The groundbreaking for First Ward’s long-delayed public park, diagonally across East 7th Street, came at roughly the same time that Elizabeth and Howie Barber, along with two other partners, bought what was known as Villa Francesca at the corner of 7th and Caldwell streets uptown. The restaurant’s transformation to @7th came without the television cameras and bulldozers that accompanied the project across the street. With the park—and the customers its completion is expected to bring—not yet there, @7th has time to remain a work in progress.
The Barbers stripped the inside of the restaurant, redecorating in an industrial chic design with lots of black and white. Chandeliers hang from exposed beams; the floor is a smooth, glossy concrete.

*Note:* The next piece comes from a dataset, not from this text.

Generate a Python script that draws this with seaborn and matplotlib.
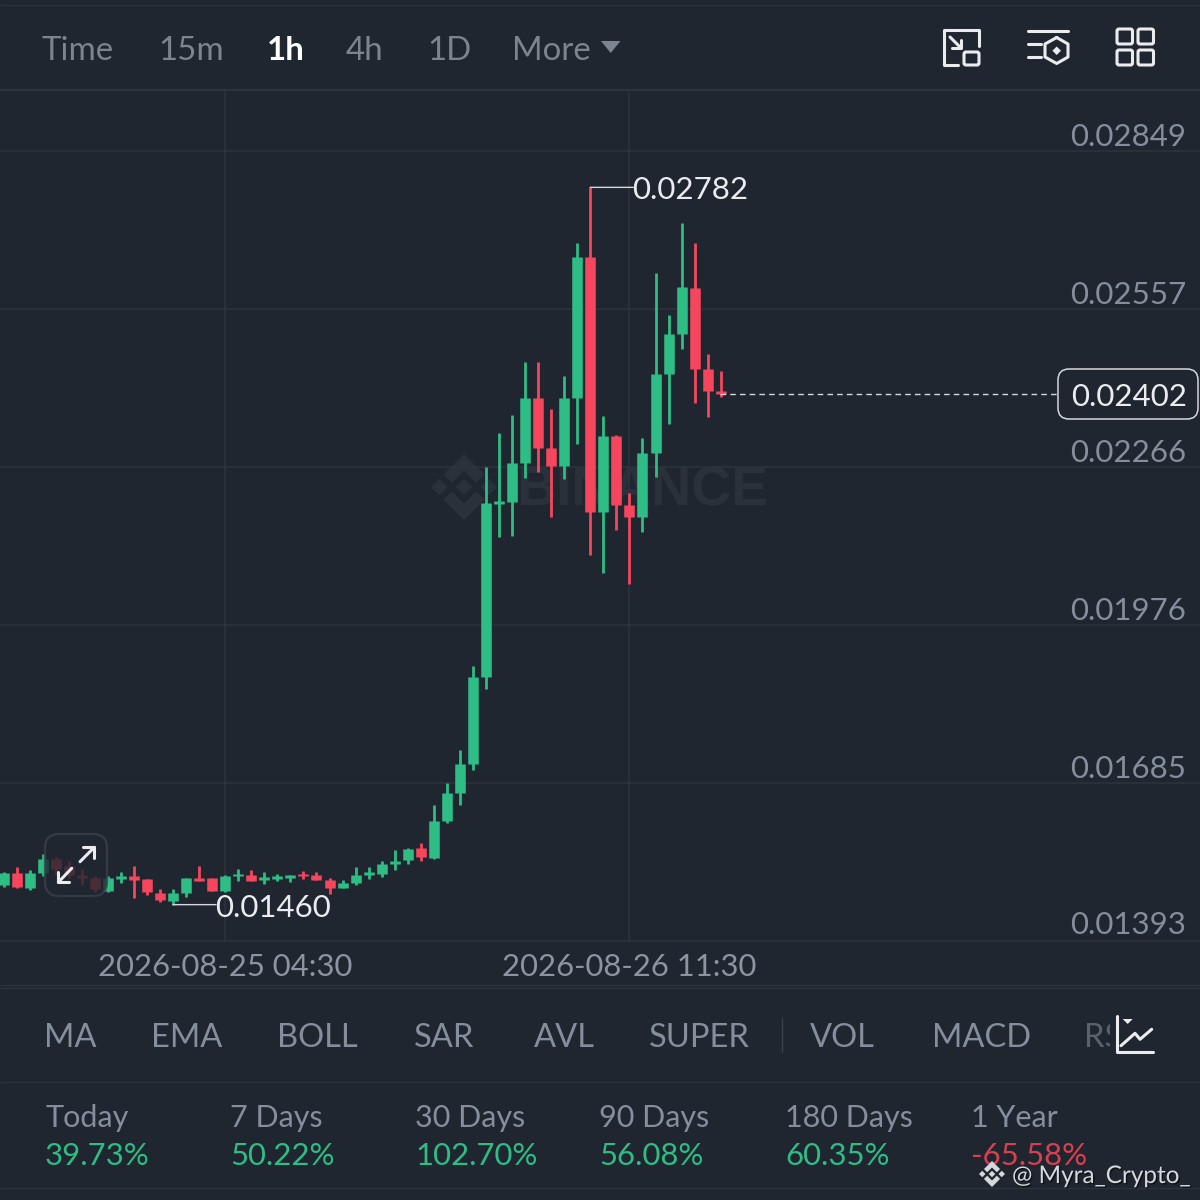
import pandas as pd
import matplotlib
matplotlib.use('Agg')
import matplotlib.pyplot as plt
from matplotlib.patches import FancyBboxPatch, Polygon, Rectangle
import matplotlib.patheffects as pe
import seaborn as sns

# 1h candles
opens = [0.01496, 0.01519, 0.01491, 0.01519, 0.01545, 0.01531, 0.01515, 0.01510, 0.01485, 0.01508,
         0.01512, 0.01508, 0.01482, 0.01466, 0.01481, 0.01509, 0.01509, 0.01485, 0.01512, 0.01514,
         0.01506, 0.01508, 0.01510, 0.01517, 0.01514, 0.01505, 0.01491, 0.01500, 0.01515, 0.01517,
         0.01535, 0.01542, 0.01564, 0.01546, 0.01615, 0.01666, 0.01719, 0.01880, 0.02199, 0.02203,
         0.02274, 0.02393, 0.02301, 0.02268, 0.02393, 0.02653, 0.02183, 0.02323, 0.02197, 0.02174,
         0.02293, 0.02438, 0.02512, 0.02596, 0.02447, 0.02406]
highs = [0.01520, 0.01530, 0.01523, 0.01554, 0.01547, 0.01540, 0.01525, 0.01512, 0.01512, 0.01520,
         0.01532, 0.01508, 0.01489, 0.01489, 0.01510, 0.01531, 0.01509, 0.01514, 0.01525, 0.01523,
         0.01520, 0.01516, 0.01515, 0.01522, 0.01521, 0.01509, 0.01506, 0.01529, 0.01529, 0.01540,
         0.01560, 0.01564, 0.01573, 0.01643, 0.01684, 0.01745, 0.01900, 0.02267, 0.02329, 0.02362,
         0.02460, 0.02460, 0.02374, 0.02435, 0.02679, 0.02782, 0.02360, 0.02325, 0.02219, 0.02320,
         0.02624, 0.02546, 0.02717, 0.02680, 0.02475, 0.02443]
lows = [0.01493, 0.01491, 0.01487, 0.01512, 0.01515, 0.01510, 0.01497, 0.01483, 0.01483, 0.01499,
        0.01472, 0.01477, 0.01465, 0.01460, 0.01474, 0.01504, 0.01486, 0.01483, 0.01503, 0.01504,
        0.01498, 0.01503, 0.01502, 0.01508, 0.01505, 0.01479, 0.01491, 0.01496, 0.01508, 0.01511,
        0.01523, 0.01535, 0.01540, 0.01544, 0.01611, 0.01643, 0.01708, 0.01858, 0.02137, 0.02139,
        0.02246, 0.02258, 0.02174, 0.02244, 0.02309, 0.02105, 0.02071, 0.02151, 0.02051, 0.02146,
        0.02248, 0.02346, 0.02485, 0.02385, 0.02359, 0.02396]
closes = [0.01519, 0.01492, 0.01519, 0.01545, 0.01525, 0.01515, 0.01510, 0.01488, 0.01509, 0.01512,
          0.01506, 0.01483, 0.01468, 0.01482, 0.01510, 0.01504, 0.01486, 0.01512, 0.01517, 0.01504,
          0.01511, 0.01512, 0.01515, 0.01512, 0.01505, 0.01491, 0.01500, 0.01514, 0.01520, 0.01535,
          0.01540, 0.01563, 0.01547, 0.01615, 0.01666, 0.01719, 0.01880, 0.02201, 0.02204, 0.02274,
          0.02393, 0.02301, 0.02268, 0.02393, 0.02653, 0.02183, 0.02323, 0.02197, 0.02174, 0.02293,
          0.02438, 0.02512, 0.02598, 0.02447, 0.02407, 0.02402]
price_levels = [0.02849, 0.02557, 0.02266, 0.01976, 0.01685, 0.01393]
date_ticks = ['2026-08-25 04:30', '2026-08-26 11:30']

periods = ['Today', '7 Days', '30 Days', '90 Days', '180 Days', '1 Year']
changes = ['39.73%', '50.22%', '102.70%', '56.08%', '60.35%', '-65.58%']
period_x = [45, 230, 415, 599, 785, 971]
indicators = ['MA', 'EMA', 'BOLL', 'SAR', 'AVL', 'SUPER', 'VOL', 'MACD']
indicator_x = [44, 151, 277, 414, 534, 649, 810, 932]
intervals = ['Time', '15m', '1h', '4h', '1D', 'More']
interval_x = [42, 158, 267, 346, 427, 512]

BG = '#1f2630'
LINE = '#2d343e'
GREEN = '#2ebd85'
RED = '#f6465d'
GREY = '#848e9c'
WHITE = '#eaecef'
MARK = '#2a313b'

sns.set_theme(style='darkgrid', rc={'axes.facecolor': 'none', 'figure.facecolor': BG,
                                    'grid.color': LINE, 'grid.linewidth': 1.1})
plt.rcParams['font.family'] = ['Lato', 'DejaVu Sans']

times = pd.date_range('2026-08-24 11:30', periods=len(opens), freq='h')
df = pd.DataFrame({'time': times, 'open': opens, 'high': highs, 'low': lows, 'close': closes})
df['side'] = ['up' if c >= o else 'down' for o, c in zip(opens, closes)]
wicks = df.melt(id_vars=['time', 'side'], value_vars=['low', 'high'], value_name='price')
bodies = df.melt(id_vars=['time', 'side'], value_vars=['open', 'close'], value_name='price')
palette = {'up': GREEN, 'down': RED}

fig = plt.figure(figsize=(12, 12), dpi=100)

# pixel axes under the chart, only for the watermark
under = fig.add_axes([0, 0, 1, 1], zorder=0)
under.set_xlim(0, 1200)
under.set_ylim(1200, 0)
under.axis('off')

ax = fig.add_axes([0, 1 - 942 / 1200, 1, (942 - 91) / 1200], zorder=1)
sns.lineplot(data=wicks, x='time', y='price', hue='side', units='time', estimator=None,
             palette=palette, linewidth=2, solid_capstyle='butt', legend=False, ax=ax)
sns.lineplot(data=bodies, x='time', y='price', hue='side', units='time', estimator=None,
             palette=palette, linewidth=7.6, solid_capstyle='butt', legend=False, ax=ax)

per_px = (price_levels[0] - price_levels[-1]) / (5 * 158)
ax.set_ylim(price_levels[-1] - per_px, price_levels[0] + 60 * per_px)
t0 = times[0]
ax.set_xlim(t0 - pd.Timedelta(hours=3.5 / 13.04), t0 + pd.Timedelta(hours=1196.5 / 13.04))
ax.set_yticks(price_levels)
ax.set_xticks(pd.to_datetime(date_ticks))
ax.set_xticklabels(date_ticks, color='#8d94a1', fontsize=22.3)
ax.set_xlabel('')
ax.set_ylabel('')
ax.tick_params(axis='y', labelleft=False, length=0)
ax.tick_params(axis='x', length=0, pad=8)
for s in ax.spines.values():
    s.set_visible(False)

# price labels sit on the right, just above their grid line
for lvl in price_levels:
    lift = 7 if lvl == price_levels[-1] else 5
    ax.annotate(f'{lvl:.5f}', xy=(1, lvl), xycoords=ax.get_yaxis_transform(),
                xytext=(-14 * .72, lift * .72), textcoords='offset points',
                ha='right', va='baseline', color=GREY, fontsize=22.5)

# high / low flags
i_hi = df['high'].idxmax()
i_lo = df['low'].idxmin()
for i, val in [(i_hi, highs[i_hi]), (i_lo, lows[i_lo])]:
    ax.annotate('', xy=(times[i], val), xytext=(43 * .72, 0), textcoords='offset points',
                arrowprops=dict(arrowstyle='-', color='#d5d8dc', lw=1, shrinkA=0, shrinkB=0))
    ax.annotate(f'{val:.5f}', xy=(times[i], val), xytext=(42 * .72, -12 * .72),
                textcoords='offset points', ha='left', va='baseline', color=WHITE, fontsize=22.5)

# last price dashed line
ax.axhline(closes[-1], xmin=720 / 1200, xmax=1058 / 1200, color='#d5d8dc', lw=1, ls=(0, (4, 3)), zorder=5)

# pixel axes on top for the app chrome
top = fig.add_axes([0, 0, 1, 1], zorder=2)
top.set_xlim(0, 1200)
top.set_ylim(1200, 0)
top.axis('off')


def logo(a, cx, cy, r, color, z=1):
    small = [(0, -.25), (.25, 0), (0, .25), (-.25, 0)]
    for dx in (-.75, 0, .75):
        a.add_patch(Polygon([(cx + (dx + u) * r, cy + v * r) for u, v in small], color=color, lw=0, zorder=z))
    for sgn in (-1, 1):
        pts = [(0, -1), (.62, -.38), (.37, -.13), (0, -.5), (-.37, -.13), (-.62, -.38)]
        a.add_patch(Polygon([(cx + u * r, cy + sgn * v * r) for u, v in pts], color=color, lw=0, zorder=z))


logo(under, 464, 487, 33, MARK)
under.text(516, 505, 'BINANCE', color=MARK, fontsize=39.8, fontweight='bold', ha='left', va='baseline',
           family='Liberation Sans')

for y, lw in [(4.5, 1), (90, 1.6), (985, 1), (987.5, 1), (1081.5, 1), (1188, 1)]:
    top.plot([0, 1200], [y, y], color=LINE, lw=lw, solid_capstyle='butt')

# interval bar
for name, x in zip(intervals, interval_x):
    active = name == '1h'
    top.text(x, 60, name, color='#ffffff' if active else '#7c8490', fontsize=23.8,
             fontweight='bold' if active else 'normal', ha='left', va='baseline')
top.add_patch(Polygon([(601, 41), (620.5, 41), (610.7, 53)], color='#7c8490', lw=0))

ICON = {'color': WHITE, 'lw': 2.2, 'solid_capstyle': 'round', 'solid_joinstyle': 'round'}


def poly(xs, ys):
    top.plot(xs, ys, **ICON)


def box(x, y, w, h, rad=2):
    top.add_patch(FancyBboxPatch((x, y), w, h, boxstyle=f'round,pad=0,rounding_size={rad}',
                                 fc='none', ec=WHITE, lw=2.2))


poly([979, 979, 944, 944, 958], [46, 30, 30, 65, 65])
box(964, 52, 15, 13)
poly([950, 961], [37, 48])
poly([961, 961, 952], [40, 48, 48])
poly([1028, 1068], [31, 31])
poly([1028, 1041], [44, 44])
poly([1028, 1041], [57, 57])
poly([1056.7, 1068, 1068, 1056.7, 1045, 1045, 1056.7], [37.5, 44, 57, 63.5, 57, 44, 37.5])
top.add_patch(Polygon([(1056.7, 46.5), (1061, 50.7), (1056.7, 55), (1052.4, 50.7)], color=WHITE, lw=0))
for bx in (1117, 1138):
    for by in (29, 50):
        box(bx, by, 15.5, 15)

# expand button, dims the candles below it
top.add_patch(FancyBboxPatch((45, 834), 62, 62, boxstyle='round,pad=0,rounding_size=14',
                             fc=BG, ec='#3a414c', lw=1.6, alpha=.8))
poly([80, 94.3], [861.7, 847.3])
poly([83.3, 94.3, 94.3], [847.3, 847.3, 858])
poly([71.7, 58.3], [868.3, 882.3])
poly([58.3, 58.3, 69], [871.7, 882.3, 882.3])

# last price tag
top.add_patch(FancyBboxPatch((1058, 369), 140, 50, boxstyle='round,pad=0,rounding_size=11',
                             fc=BG, ec='#d5d8dc', lw=1.1))
top.text(1129, 406, f'{closes[-1]:.5f}', color=WHITE, fontsize=22.5, ha='center', va='baseline')

# indicator row
for name, x in zip(indicators, indicator_x):
    top.text(x, 1047, name, color=GREY, fontsize=23.5, ha='left', va='baseline')
top.plot([782, 782], [1018, 1052], color='#3a414c', lw=1)
top.text(1084, 1047, 'RSI', color='#59616c', fontsize=23.5, ha='left', va='baseline', zorder=2)
top.add_patch(Rectangle((1110, 1010), 90, 60, fc=BG, ec='none', zorder=2.5))
ICON['zorder'] = 3
poly([1116.7, 1116.7, 1153], [1016, 1052, 1052])
poly([1121, 1135, 1140, 1151.7], [1045.7, 1033.3, 1039.3, 1029.3])
top.add_patch(Polygon([(1122.7, 1019), (1132.7, 1019), (1127.7, 1024)], color=WHITE, lw=0, zorder=3))

# change table
for x, name, val in zip(period_x, periods, changes):
    top.text(x, 1126.7, name, color=GREY, fontsize=22, ha='left', va='baseline')
    col = '#d9404f' if val.startswith('-') else GREEN
    top.text(x, 1165, val, color=col, fontsize=22.4, ha='left', va='baseline')

# repost watermark
logo(top, 992, 1174, 13, '#d5d8dc', z=4)
top.text(1012, 1183, '@ Myra_Crypto_', color='#d5d8dc', fontsize=17.5, ha='left', va='baseline', zorder=4,
         path_effects=[pe.withSimplePatchShadow(offset=(1, -1), shadow_rgbFace='#000000', alpha=.5)])

fig.savefig('out.png', dpi=100, facecolor=BG)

Villa Francesca was a no-frills Italian eatery, known for solid pizzas and classic pastas. When @7th opened in November, new chef George Kovach kept the pizzas, including some that are available for carry-out, and added small flatbreads ($10) appropriate for sharing as an appetizer. The prosciutto and portabella flatbread arrives crispy but not burnt, topped with generous portions of mushrooms and meat.


Chef George Kovach (top) aims to make @7th stand out in First Ward. (Bottom) housemade chocolate mousse with carmelized bananas.
The polpette ($8), a pork and veal meatball, is about the size of a baseball and is topped with an outstanding house-made marinara sauce that highlights the sweetness of the tomatoes. It is light (too-dense meatballs are the worst), and, if cooked just right, moist all the way through.
The standout is Kovach’s beef short rib ($21). It is rich and tender with a hint of red wine braising liquid that seeps into garlicky mashed potatoes below. The care that goes into making this dish highlights the potential of the small, corner restaurant.Our server, who is attentive without being overbearing, suggests the carbonara ($15) for the pasta course, with linguine from Pasta & Provisions. The sauce is as eggy and cheesy as expected, though the pasta isn’t quite as delicate as the silky sauce requires. The dish is studded with pancetta—the salty Italian bacon—diced into substantial cubes and rendered until crispy.
If First Ward is on track to become the next place to be seen in uptown, as its boosters say it will, @7th will be right at the center of it all—two blocks from the park, down the road from the light-rail extension, near still-to-come shops and apartments. That transformation will take months, though, and that gives @7th plenty of time to become the comfortable neighborhood staple it aspires to be.